The UNFCCC, Kyoto and Paris, at a glance

UNFCCC set the framework in 1992. Kyoto tried binding caps for a subset of nations starting in 2005, but limited coverage hampered impact. Paris replaced that top-down model with universal participation and five-year cycles to lift ambition. The first stocktake under Paris concluded at COP28 and now informs national pledges ahead of COP30.

NDCs (nationally determined contributions)

NDCs are each country’s climate plan. They usually run to 2030 and include emissions targets plus policies to deliver them. Many current NDCs still fall short. Countries are expected to submit stronger ones aligned with the stocktake findings and the 1.5°C pathway.

1.5°C

Paris sets a dual goal: keep warming “well below” 2°C and pursue efforts to limit it to 1.5°C. UN Secretary-General António Guterres warned delegates that missing 1.5°C is “a moral failure and deadly negligence.” Scientific agencies report record heat in recent years, raising pressure for deeper cuts.

Net zero

“Net zero” means reducing emissions as far as possible, then balancing any leftovers by removing carbon through sinks such as forests or technologies. Critics warn some actors over-rely on offsets instead of real cuts. The stocktake language ties net-zero timelines to a broad energy transition away from fossil fuels.

IPCC

The Intergovernmental Panel on Climate Change assesses the science and informs negotiations. Its sixth assessment cycle found human-caused warming “unequivocal” and warned that some changes are irreversible. Those findings underpin calls to align NDCs with the 1.5°C pathway.
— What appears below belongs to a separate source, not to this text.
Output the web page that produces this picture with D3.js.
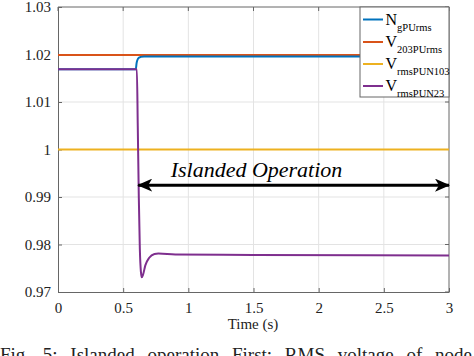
<!DOCTYPE html>
<html><head><meta charset="utf-8">
<script src="https://cdn.jsdelivr.net/npm/d3@7"></script>
<style>body{margin:0;background:#fff;}svg{display:block;}svg text{font-family:"Times New Roman","Liberation Serif","DejaVu Serif",serif !important;}</style>
</head><body>
<svg id="c" width="474" height="356"></svg>
<script>
const xTicks = [0, 0.5, 1, 1.5, 2, 2.5, 3];
const xTickLabels = ["0", "0.5", "1", "1.5", "2", "2.5", "3"];
const yTicks = [0.97, 0.98, 0.99, 1, 1.01, 1.02, 1.03];
const yTickLabels = ["0.97", "0.98", "0.99", "1", "1.01", "1.02", "1.03"];

const seriesNames = ["N", "V", "V", "V"];
const seriesSubs = ["gPUrms", "203PUrms", "rmsPUN103", "rmsPUN23"];
const seriesColors = ["#0072BD", "#D95319", "#EDB120", "#7E2F8E"];

const tN = [0, 0.597, 0.603, 0.61, 0.62, 0.635, 0.66, 0.7, 1.0, 3];
const vN = [1.0169, 1.0169, 1.0182, 1.0189, 1.0193, 1.0195, 1.0196, 1.0196, 1.0196, 1.0196];
const tV203 = [0, 3];
const vV203 = [1.0199, 1.0199];
const tN103 = [0, 3];
const vN103 = [1.0, 1.0];
const tN23 = [0, 0.605, 0.612, 0.62, 0.628, 0.636, 0.643, 0.652, 0.67, 0.7, 0.74, 0.77, 0.9, 1.5, 3];
const vN23 = [1.0169, 1.0169, 1.005, 0.99, 0.979, 0.9743, 0.9731, 0.9736, 0.9756, 0.9772, 0.978, 0.9781, 0.9779, 0.9778, 0.9777];

const arrowStart = 0.615, arrowEnd = 3, arrowLevel = 0.9925;
const annotation = "Islanded Operation";
const xLabel = "Time (s)";
const caption = "Fig. 5: Islanded operation First: RMS voltage of node s";

const FONT = '"Times New Roman","Liberation Serif","DejaVu Serif",serif';
const svg = d3.select("#c").attr("font-family", FONT);
const L = 58, R = 449, T = 7, B = 292;
const x = d3.scaleLinear().domain([0, 3]).range([L, R]);
const y = d3.scaleLinear().domain([0.97, 1.03]).range([B, T]);

// grid
const g = svg.append("g");
g.selectAll(".gx").data(xTicks.slice(1, -1)).join("line")
  .attr("x1", d => x(d)).attr("x2", d => x(d)).attr("y1", T).attr("y2", B)
  .attr("stroke", "#e3e3e3").attr("stroke-width", 1);
g.selectAll(".gy").data(yTicks.slice(1, -1)).join("line")
  .attr("y1", d => y(d)).attr("y2", d => y(d)).attr("x1", L).attr("x2", R)
  .attr("stroke", "#e3e3e3").attr("stroke-width", 1);

// axes
const xAxis = d3.axisBottom(x).tickValues(xTicks).tickFormat((d, i) => xTickLabels[i]).tickSizeInner(-4).tickSizeOuter(0).tickPadding(10);
const yAxis = d3.axisLeft(y).tickValues(yTicks).tickFormat((d, i) => yTickLabels[i]).tickSizeInner(-4).tickSizeOuter(0).tickPadding(7);
const gx = svg.append("g").attr("transform", `translate(0,${B})`).call(xAxis);
const gy = svg.append("g").attr("transform", `translate(${L},0)`).call(yAxis);
[gx, gy].forEach(a => {
  a.attr("font-family", FONT).attr("font-size", 15);
  a.selectAll("text").attr("fill", "#222");
  a.selectAll("line").attr("stroke", "#666");
  a.select(".domain").attr("stroke", "#666");
});
// top/right box
svg.append("line").attr("x1", L).attr("x2", R).attr("y1", T).attr("y2", T).attr("stroke", "#666");
svg.append("line").attr("x1", R).attr("x2", R).attr("y1", T).attr("y2", B).attr("stroke", "#666");
svg.append("g").selectAll("line").data(xTicks).join("line")
  .attr("x1", d => x(d)).attr("x2", d => x(d)).attr("y1", T).attr("y2", T + 4).attr("stroke", "#666");
svg.append("g").selectAll("line").data(yTicks).join("line")
  .attr("y1", d => y(d)).attr("y2", d => y(d)).attr("x1", R).attr("x2", R - 4).attr("stroke", "#666");

// lines
const line = d3.line().x(d => x(d[0])).y(d => y(d[1])).curve(d3.curveMonotoneX);
const series = [[tN, vN], [tV203, vV203], [tN103, vN103], [tN23, vN23]];
const drawOrder = [2, 1, 0, 3];
drawOrder.forEach(i => {
  const [t, v] = series[i];
  svg.append("path").datum(t.map((tt, k) => [tt, v[k]]))
    .attr("d", line).attr("fill", "none").attr("stroke", seriesColors[i]).attr("stroke-width", 2);
});

// arrow
const defs = svg.append("defs");
defs.append("marker").attr("id", "ah").attr("viewBox", "0 0 15 13").attr("refX", 14).attr("refY", 6.5)
  .attr("markerWidth", 15).attr("markerHeight", 13).attr("markerUnits", "userSpaceOnUse").attr("orient", "auto-start-reverse")
  .append("path").attr("d", "M0,0 L15,6.5 L0,13 L4,6.5 Z").attr("fill", "#000");
svg.append("line").attr("x1", x(arrowStart)).attr("x2", x(arrowEnd)).attr("y1", y(arrowLevel)).attr("y2", y(arrowLevel))
  .attr("stroke", "#000").attr("stroke-width", 3)
  .attr("marker-start", "url(#ah)").attr("marker-end", "url(#ah)");
svg.append("text").attr("x", 256.5).attr("y", 177).attr("text-anchor", "middle")
  .attr("font-size", 22).attr("font-style", "italic").attr("fill", "#000").text(annotation);

// legend
const lg = svg.append("g");
lg.append("rect").attr("x", 360).attr("y", T).attr("width", R - 360).attr("height", 90)
  .attr("fill", "#fff").attr("stroke", "#666").attr("stroke-width", 1);
const ly = [19.5, 42, 64, 86];
seriesNames.forEach((n, i) => {
  lg.append("line").attr("x1", 363).attr("x2", 383).attr("y1", ly[i]).attr("y2", ly[i])
    .attr("stroke", seriesColors[i]).attr("stroke-width", 2);
  const tx = lg.append("text").attr("x", 385.5).attr("y", ly[i] + 5).attr("font-size", 16).attr("fill", "#000");
  tx.append("tspan").text(n);
  tx.append("tspan").attr("dy", 6).attr("font-size", 10.5).text(seriesSubs[i]);
});

// labels
svg.append("text").attr("x", 253).attr("y", 329).attr("text-anchor", "middle").attr("font-size", 15).attr("fill", "#222").text(xLabel);
svg.append("text").attr("x", 0).attr("y", 361).attr("font-size", 19).attr("word-spacing", 8).attr("fill", "#222").text(caption);
</script>
</body></html>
Methane and other short-lived climate pollutants

Methane traps far more heat than CO₂ over 20 years but lasts for decades rather than centuries. Cutting leaks from fossil fuel systems and emissions from agriculture can deliver near-term cooling benefits. SLCPs also include hydrofluorocarbons and soot, which warm strongly. Rapid action on these pollutants is a focus for many countries in Belém.

Carbon offsetting

Offsets aim to balance emissions by funding reductions or removals elsewhere, from forest protection to clean cooking. Scrutiny has grown over credit quality and permanence. Negotiators continue to work on Paris Agreement rules for carbon markets under Article 6.

UAE Consensus and paragraph 28

The COP28 outcome, known as the UAE Consensus, urges countries to transition away from fossil fuels “in a just, orderly and equitable manner” and to accelerate action this decade. That phrasing, captured in paragraph 28 of the stocktake decision, will shape discussions in Belém on fossil fuels, renewables, and efficiency.

Why this matters to people

Talks in Belém are not only about targets. They affect flood defences in river towns, heat-safe homes in cities, and farm security in drought-prone regions. Finance decisions will determine how quickly communities rebuild after disasters and whether frontline groups share in the benefits of clean energy growth.

“Global emissions are now trending lower than once projected,” said Dr. Alexis Abramson of Columbia Climate School, “but we remain off course from meeting our climate goals.” ABC News

UNEP’s Inger Andersen added: “Proven solutions already exist… From the rapid growth in cheap renewable energy to tackling methane emissions, we know what needs to be done.”